Ingredients
Method
Prepare the Eggplant:
- Preheat oven to 375°F (190°C) and line a baking sheet with parchment paper.
- Lay out eggplant slices in a single layer.
- Mix olive oil, smashed garlic, and oregano in a small bowl. Brush the mixture onto both sides of the eggplant slices.
- Roast for 20-25 minutes, flipping halfway through, until golden and tender.
2. Sauté the Vegetables:
- Heat olive oil in a skillet over medium heat.
- Add the reserved garlic and cook for 1 minute until fragrant.
- Toss in bell peppers, onion, salt, and black pepper. Stir well.
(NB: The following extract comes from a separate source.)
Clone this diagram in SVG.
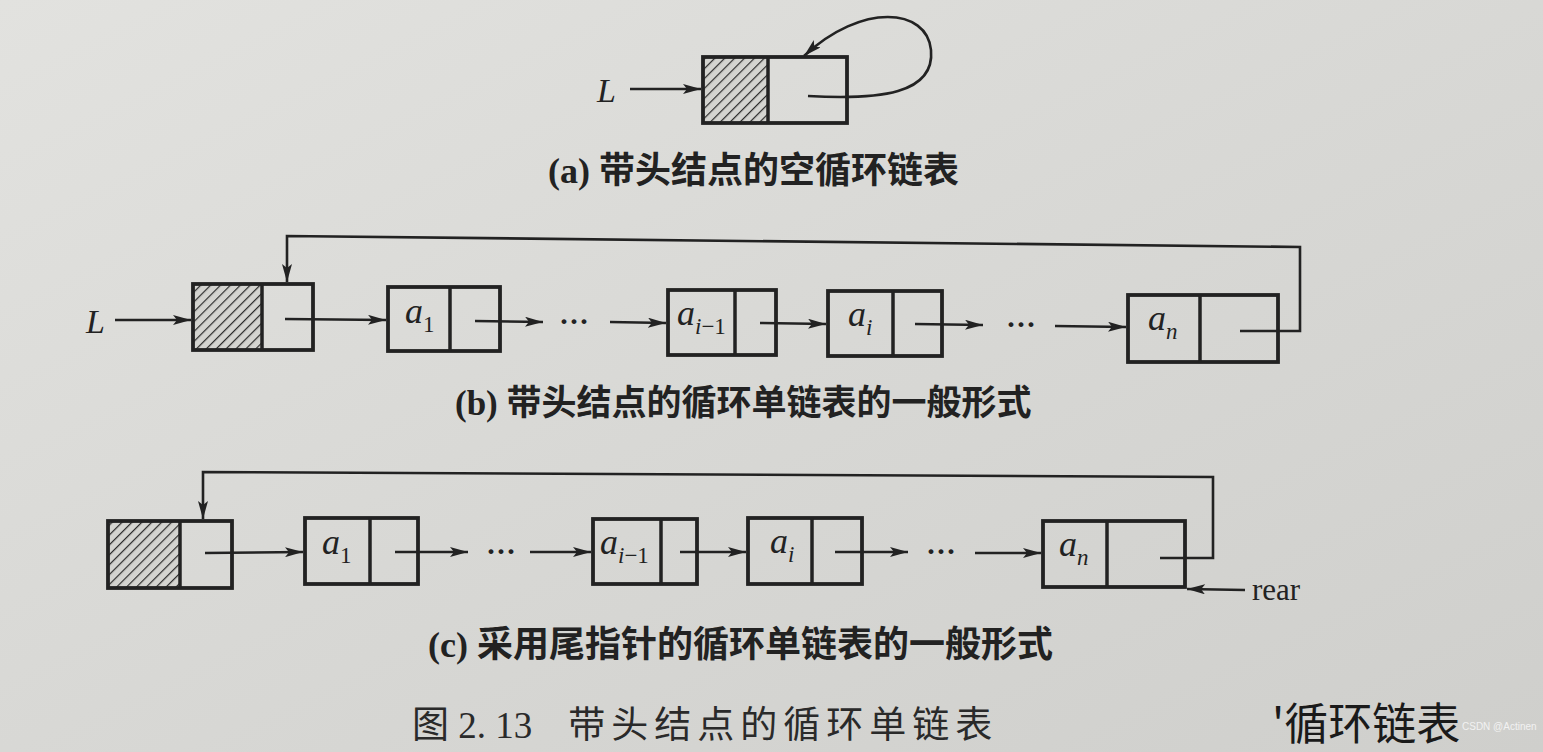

- Sprinkle crushed red pepper and Italian seasoning. Cook for 6-8 minutes until tender and slightly caramelized.
3. Assemble the Eggplant Parmesan:
- Preheat oven to 400°F (200°C).
- Spread 1 cup marinara sauce evenly on the bottom of a 9x13-inch baking dish.
- Layer half the roasted eggplant slices over the sauce.
- Top with half the sautéed veggies, followed by a sprinkle of breadcrumbs and half the mozzarella cheese.
- Repeat layers: marinara, eggplant, veggies, breadcrumbs, and mozzarella.
- Finish with remaining breadcrumbs and Parmesan cheese.
4. Bake the Dish:
- Cover the dish with aluminum foil and bake for 20 minutes.
- Remove foil and bake for an additional 10-15 minutes until cheese is bubbly and golden.
5. Garnish and Serve:
- Let the dish rest for 5 minutes before serving.
- Sprinkle with fresh basil or parsley and serve warm with a salad or crusty bread.